Ignorancia del demonio, de la especificidad del mal. La política trata sobre todo del mal: conflictos, problemas, catástrofes, demandas insatisfechas, injusticias, privilegios, violencia... A veces puede apoyarse en dinámicas positivas, otras debe escoger el mal menor. La globalización provoca fracturas insoportables a nivel mundial, en cada país, en cada ciudad. Pero también multiplica los intercambios y las oportunidades. Las reacciones identitarias pueden ser excluyentes, inmovilistas, agresivas, fundamentalistas. Pero también pueden servir a reconstruir la cohesión social y a promocionar las comunidades territoriales. Una política flexible y creativa debería optimizar los aspectos constructivos de ambas dinámicas para reducir las dimensiones disgregadoras,que ambas también poseen.

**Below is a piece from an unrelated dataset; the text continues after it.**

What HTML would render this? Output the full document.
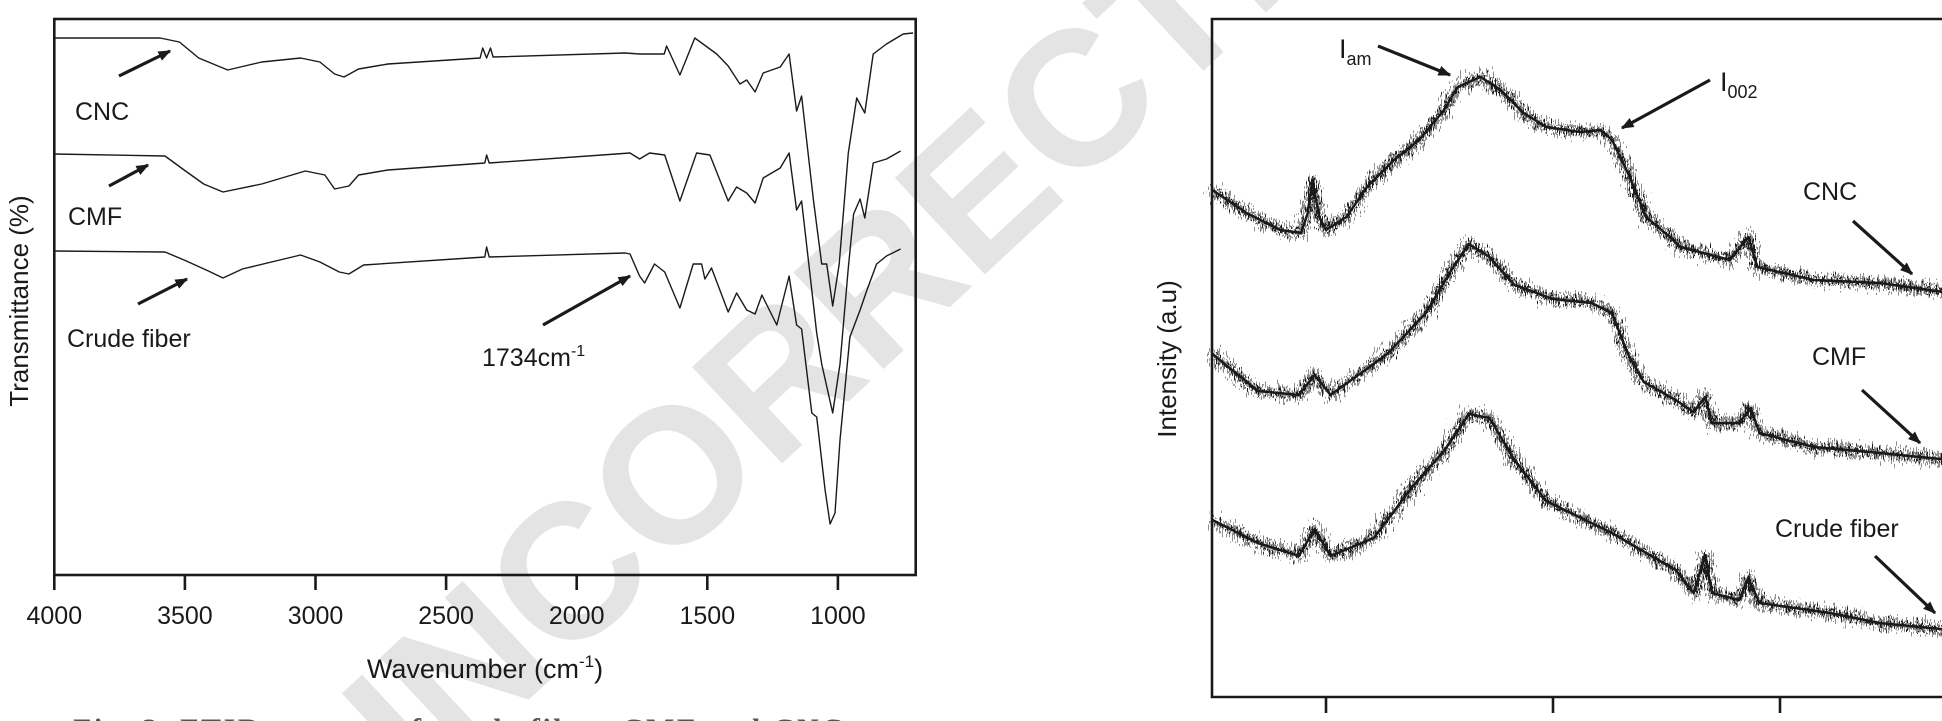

Y finalmente, ignorancia de la carne. O de la importancia de las pasiones, del deseo y de los sentimientos también en política. Las personas y los grupos no se mueven sólo por intereses, como en general piensa la derecha, o por necesidades, como tradicionalmente ha pensado la izquierda. Para bien y para mal, actúan otras motivaciones, complejas y contradictorias: el afán de poder y la predisposición a servir, el deseo de acumular, riqueza y el sentimiento de solidaridad, la aspiración a ser aceptado y reconocido y la pulsión xenófoba, la emoción de compartir un proyecto y la huida hacia adelante individualista y del todo vale.
La pasión por sentirse miembro de un grupo, de afirmar su identidad y de participar en sus destinos es fuerte. Pero también puede serlo la pasión democrática y humanitaria (en todas las encuestas europeas,. los valores solidarios y tolerantes aparecen predominantes entre los jóvenes). Ambas pasiones, la identitaria o comunitaria y la humanitaria o igualitaria, enlazadas por la pasión por la libertad, pueden complementarse y no oponerse. Porque ambas expresan la lucha contra la muerte que distingue a la humanidad.
¿Cómo la política puede organizar positivamente tantas dinámicas y presiones contradictorias? ¿Cómo dar una respuesta simple -como se requiere en política y en casi todo- a una problemática tan compleja? Supongo que hay muchas respuestas posibles y necesarias. Permítanme, para terminar, apuntar una: los Estados, cuanto más plurinacionales, mejor. Son una mejor garantía para los derechos de todos y de cada uno. Mejor Yugoslavia que lo que hay ahora. Mejor la Unión Soviética que Rusia y el resto. Mejor Estados Unidos que Tejas y 50 más, etcétera. Mejor la Unión Europea que los Estados-naciones responsables de dos guerras mundiales. Y mejor y necesaria una España democrática y plural que contribuya a evitar el desarrollo de semillas totalitarias o fundamentalistas presentes casi siempre en los nacionalismos. Pero los Estados plurinacionales (España hoy, Europa mañana) no serán viables, no evitarán la disgregación, si no reconocen la realidad de las naciones o pueblos que los integran, su identidad y su voluntad de realizar proyectos colectivos. Es decir, de tener poder político. Es su seguro de existencia y pervivencia. Aceptar este derecho al poder político es reconocer el derecho a la autodeterminación de los pueblos de España, la necesidad de los referendos para que avance la Unión Europea y el desarrollo del famoso principio de subsidiaridad en todo y para todos.